Премьера состоялась 29 января 1881 года. Первые семь картин встретили в зале достаточно вялый отклик. В антракте Гонкур осторожно заглянул в ложу автора и увидел там Александрину в слезах. Смутившись, Эдмон пробормотал, что, на его взгляд, зрители не так уж плохо принимают пьесу. Вскинув голову, Александрина прошипела: «Вам кажется, что публика сегодня хороша? Что ж, значит, вы неприхотливы!» Он на цыпочках удалился, и пьеса ни шатко ни валко продолжала идти.

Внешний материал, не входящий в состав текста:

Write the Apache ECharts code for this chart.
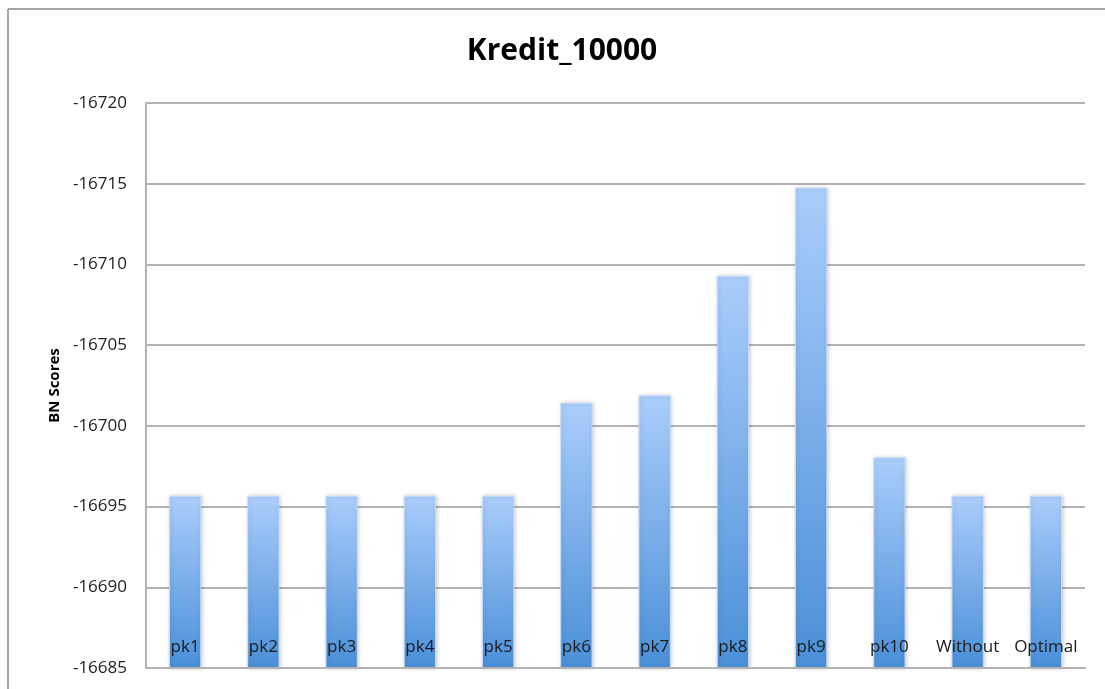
<!DOCTYPE html>
<html>
<head>
<meta charset="utf-8">
<title>Kredit_10000</title>
<script src="https://cdn.jsdelivr.net/npm/echarts@6/dist/echarts.min.js"></script>
<style>
  html, body { margin: 0; padding: 0; background: #ffffff; }
  #chart { width: 1105px; height: 689px; }
</style>
</head>
<body>
<div id="chart"></div>
<script>
// BN scores per configuration
const categories = ['pk1', 'pk2', 'pk3', 'pk4', 'pk5', 'pk6', 'pk7', 'pk8', 'pk9', 'pk10', 'Without', 'Optimal'];
const scores = [-16695.64, -16695.64, -16695.64, -16695.64, -16695.64, -16701.40, -16701.86, -16709.26, -16714.73, -16698.02, -16695.64, -16695.64];

// value axis (drawn inverted: most negative at the top)
const axisMin = -16720;
const axisMax = -16685;
const axisStep = 5;
const barBase = axisMax;

const chart = echarts.init(document.getElementById('chart'), null, { renderer: 'canvas' });

const barFill = new echarts.graphic.LinearGradient(0, 0, 0, 1, [
  { offset: 0, color: '#aacdfb' },
  { offset: 1, color: '#4a8fd8' }
]);

chart.setOption({
  animation: false,
  backgroundColor: '#ffffff',
  textStyle: { fontFamily: 'Open Sans' },
  title: {
    text: 'Kredit_10000',
    left: 557,
    top: 31,
    textAlign: 'center',
    textStyle: { fontFamily: 'Open Sans', fontWeight: 'bold', fontSize: 30, color: '#000000' }
  },
  graphic: [
    { type: 'line', shape: { x1: 8, y1: 9, x2: 8, y2: 689 }, style: { stroke: '#a6a6a6', lineWidth: 2 }, silent: true },
    { type: 'line', shape: { x1: 8, y1: 9, x2: 1105, y2: 9 }, style: { stroke: '#a6a6a6', lineWidth: 2 }, silent: true }
  ],
  grid: { left: 146, right: 20, top: 103, bottom: 21 },
  xAxis: {
    type: 'category',
    data: categories,
    z: 10,
    axisLine: { show: true, lineStyle: { color: '#b3b3b3', width: 2 } },
    axisTick: { show: false },
    axisLabel: {
      inside: true,
      margin: 12,
      fontFamily: 'Open Sans',
      fontSize: 17,
      color: '#1a1a1a',
      interval: 0
    },
    splitLine: { show: false }
  },
  yAxis: {
    type: 'value',
    inverse: true,
    min: axisMin,
    max: axisMax,
    interval: axisStep,
    name: 'BN Scores',
    nameLocation: 'middle',
    nameGap: 84,
    nameTextStyle: { fontFamily: 'Open Sans', fontWeight: 'bold', fontSize: 15, color: '#000000' },
    axisLine: { show: true, lineStyle: { color: '#b3b3b3', width: 2 } },
    axisTick: { show: false },
    axisLabel: {
      fontFamily: 'Open Sans',
      fontSize: 17,
      color: '#222222',
      margin: 19,
      formatter: function (v) { return String(v); }
    },
    splitLine: { show: true, lineStyle: { color: '#b3b3b3', width: 2 } }
  },
  series: [{
    type: 'custom',
    data: scores.map((v, i) => [i, v]),
    encode: { x: 0, y: 1 },
    z: 2,
    renderItem: function (params, api) {
      const idx = api.value(0);
      const top = api.coord([idx, api.value(1)]);
      const base = api.coord([idx, barBase]);
      const w = api.size([1, 0])[0] * 0.4;
      return {
        type: 'rect',
        shape: { x: top[0] - w / 2, y: top[1], width: w, height: base[1] - top[1] },
        style: {
          fill: barFill,
          stroke: 'rgba(200,222,250,0.9)',
          lineWidth: 1,
          shadowBlur: 4,
          shadowColor: 'rgba(0,0,0,0.18)',
          shadowOffsetX: 1,
          shadowOffsetY: 0
        }
      };
    }
  }]
});
</script>
</body>
</html>
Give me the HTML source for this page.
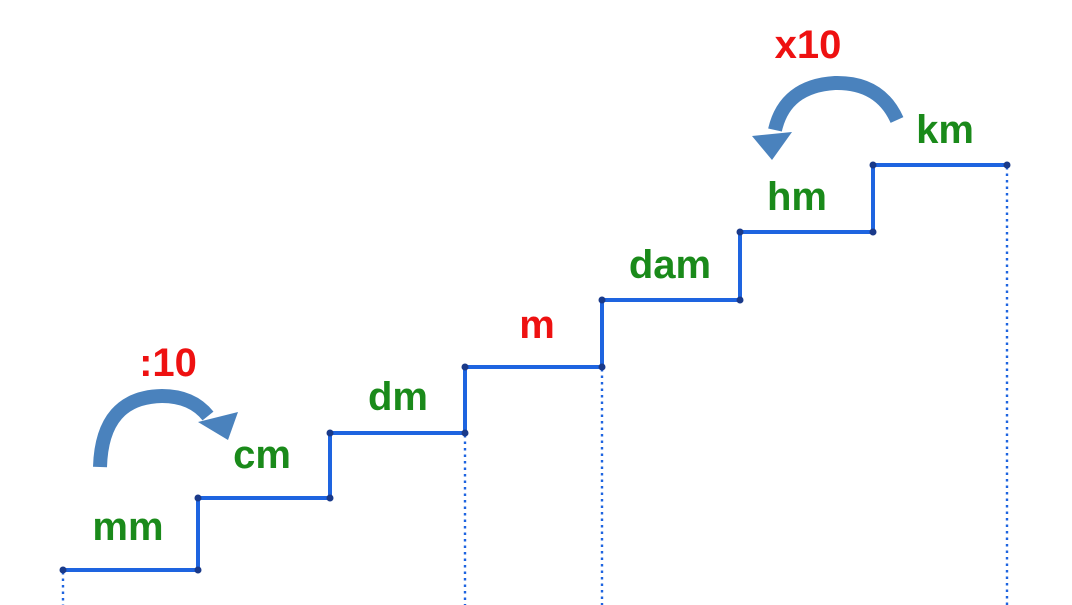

Тем не менее к концу спектакля зрители все же разогрелись и довольно громко аплодировали. Последняя картина, в которой Нана умирает, вызвала даже восторженные восклицания. Партия была выиграна. Александрина улыбалась в ответ на комплименты, и все друзья-«натуралисты» отправились ужинать к Бребану. Когда Шабрийя, директор театра «Амбигю», вошел в зал ресторана, Золя спросил у него: «Ну что, сбор есть?» Затем, после того, как Шабрийя его успокоил на этот счет, продолжал с аппетитом есть. Но обманчивый блеск сцены, обещание неплохой прибыли были для него всего лишь слабым утешением. Он тоскливо и тревожно спрашивал себя, когда же наконец вновь обретет достаточную свободу духа и достаточную веру в себя, чтобы с головой погрузиться в свой труд романиста, единственный, который в его глазах что-то значил.
XV. Радости провокации
Медан гордился тем, что среди его жителей Золя – такой знаменитый человек! Такой известный писатель и общественный деятель!